■ WORK REQUIRED ■
Set the listing down again in full, word for word, with the pictures left out.

■ DATA LINES ■

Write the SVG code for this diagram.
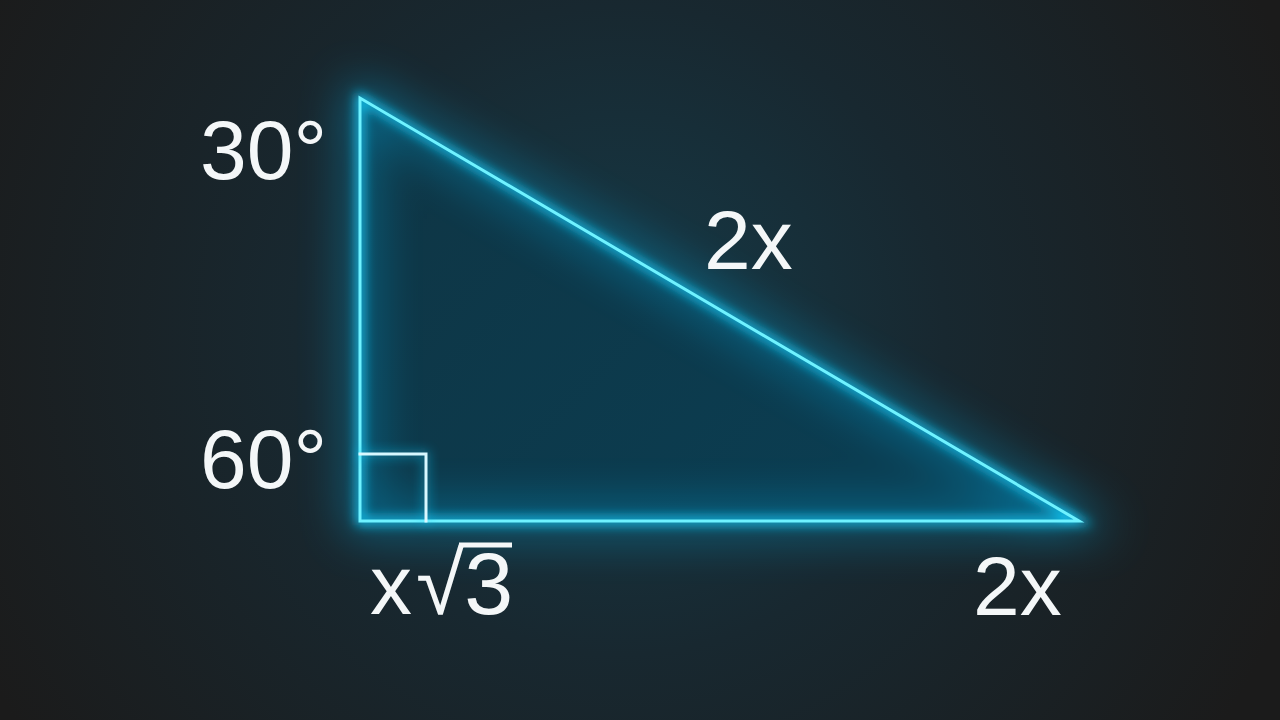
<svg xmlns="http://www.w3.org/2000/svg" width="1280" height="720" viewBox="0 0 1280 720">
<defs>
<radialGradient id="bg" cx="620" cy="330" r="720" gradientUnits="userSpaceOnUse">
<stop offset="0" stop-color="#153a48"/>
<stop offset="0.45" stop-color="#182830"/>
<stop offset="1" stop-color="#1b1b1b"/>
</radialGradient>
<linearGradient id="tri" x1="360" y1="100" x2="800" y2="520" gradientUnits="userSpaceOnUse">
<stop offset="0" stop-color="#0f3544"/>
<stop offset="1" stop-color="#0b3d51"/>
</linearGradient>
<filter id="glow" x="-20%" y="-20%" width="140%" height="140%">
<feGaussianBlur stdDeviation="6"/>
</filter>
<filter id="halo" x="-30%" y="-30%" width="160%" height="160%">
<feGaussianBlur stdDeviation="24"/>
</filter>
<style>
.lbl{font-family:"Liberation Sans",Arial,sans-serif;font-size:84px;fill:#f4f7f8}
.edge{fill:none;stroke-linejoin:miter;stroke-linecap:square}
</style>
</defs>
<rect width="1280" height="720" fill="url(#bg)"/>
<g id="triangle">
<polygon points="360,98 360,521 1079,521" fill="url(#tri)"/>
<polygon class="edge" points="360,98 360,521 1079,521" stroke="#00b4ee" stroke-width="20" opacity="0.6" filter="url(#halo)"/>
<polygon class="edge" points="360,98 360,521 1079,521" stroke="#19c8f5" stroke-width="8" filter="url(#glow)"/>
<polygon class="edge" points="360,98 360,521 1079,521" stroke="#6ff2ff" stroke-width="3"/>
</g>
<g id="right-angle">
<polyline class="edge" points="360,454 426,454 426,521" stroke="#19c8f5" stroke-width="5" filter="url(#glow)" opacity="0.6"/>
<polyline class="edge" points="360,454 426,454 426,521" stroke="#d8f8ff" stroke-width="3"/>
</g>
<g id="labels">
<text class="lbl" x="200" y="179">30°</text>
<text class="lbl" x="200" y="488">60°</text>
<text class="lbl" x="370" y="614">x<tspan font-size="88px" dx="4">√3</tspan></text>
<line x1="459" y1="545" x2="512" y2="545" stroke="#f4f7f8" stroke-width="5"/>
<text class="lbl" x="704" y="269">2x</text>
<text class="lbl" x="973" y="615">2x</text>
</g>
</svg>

■ RESPONSE TO THE TASK ■
Write the SVG code for this diagram.
<svg xmlns="http://www.w3.org/2000/svg" width="1280" height="720" viewBox="0 0 1280 720">
<defs>
<radialGradient id="bg" cx="620" cy="330" r="720" gradientUnits="userSpaceOnUse">
<stop offset="0" stop-color="#153a48"/>
<stop offset="0.45" stop-color="#182830"/>
<stop offset="1" stop-color="#1b1b1b"/>
</radialGradient>
<linearGradient id="tri" x1="360" y1="100" x2="800" y2="520" gradientUnits="userSpaceOnUse">
<stop offset="0" stop-color="#0f3544"/>
<stop offset="1" stop-color="#0b3d51"/>
</linearGradient>
<filter id="glow" x="-20%" y="-20%" width="140%" height="140%">
<feGaussianBlur stdDeviation="6"/>
</filter>
<filter id="halo" x="-30%" y="-30%" width="160%" height="160%">
<feGaussianBlur stdDeviation="24"/>
</filter>
<style>
.lbl{font-family:"Liberation Sans",Arial,sans-serif;font-size:84px;fill:#f4f7f8}
.edge{fill:none;stroke-linejoin:miter;stroke-linecap:square}
</style>
</defs>
<rect width="1280" height="720" fill="url(#bg)"/>
<g id="triangle">
<polygon points="360,98 360,521 1079,521" fill="url(#tri)"/>
<polygon class="edge" points="360,98 360,521 1079,521" stroke="#00b4ee" stroke-width="20" opacity="0.6" filter="url(#halo)"/>
<polygon class="edge" points="360,98 360,521 1079,521" stroke="#19c8f5" stroke-width="8" filter="url(#glow)"/>
<polygon class="edge" points="360,98 360,521 1079,521" stroke="#6ff2ff" stroke-width="3"/>
</g>
<g id="right-angle">
<polyline class="edge" points="360,454 426,454 426,521" stroke="#19c8f5" stroke-width="5" filter="url(#glow)" opacity="0.6"/>
<polyline class="edge" points="360,454 426,454 426,521" stroke="#d8f8ff" stroke-width="3"/>
</g>
<g id="labels">
<text class="lbl" x="200" y="179">30°</text>
<text class="lbl" x="200" y="488">60°</text>
<text class="lbl" x="370" y="614">x<tspan font-size="88px" dx="4">√3</tspan></text>
<line x1="459" y1="545" x2="512" y2="545" stroke="#f4f7f8" stroke-width="5"/>
<text class="lbl" x="704" y="269">2x</text>
<text class="lbl" x="973" y="615">2x</text>
</g>
</svg>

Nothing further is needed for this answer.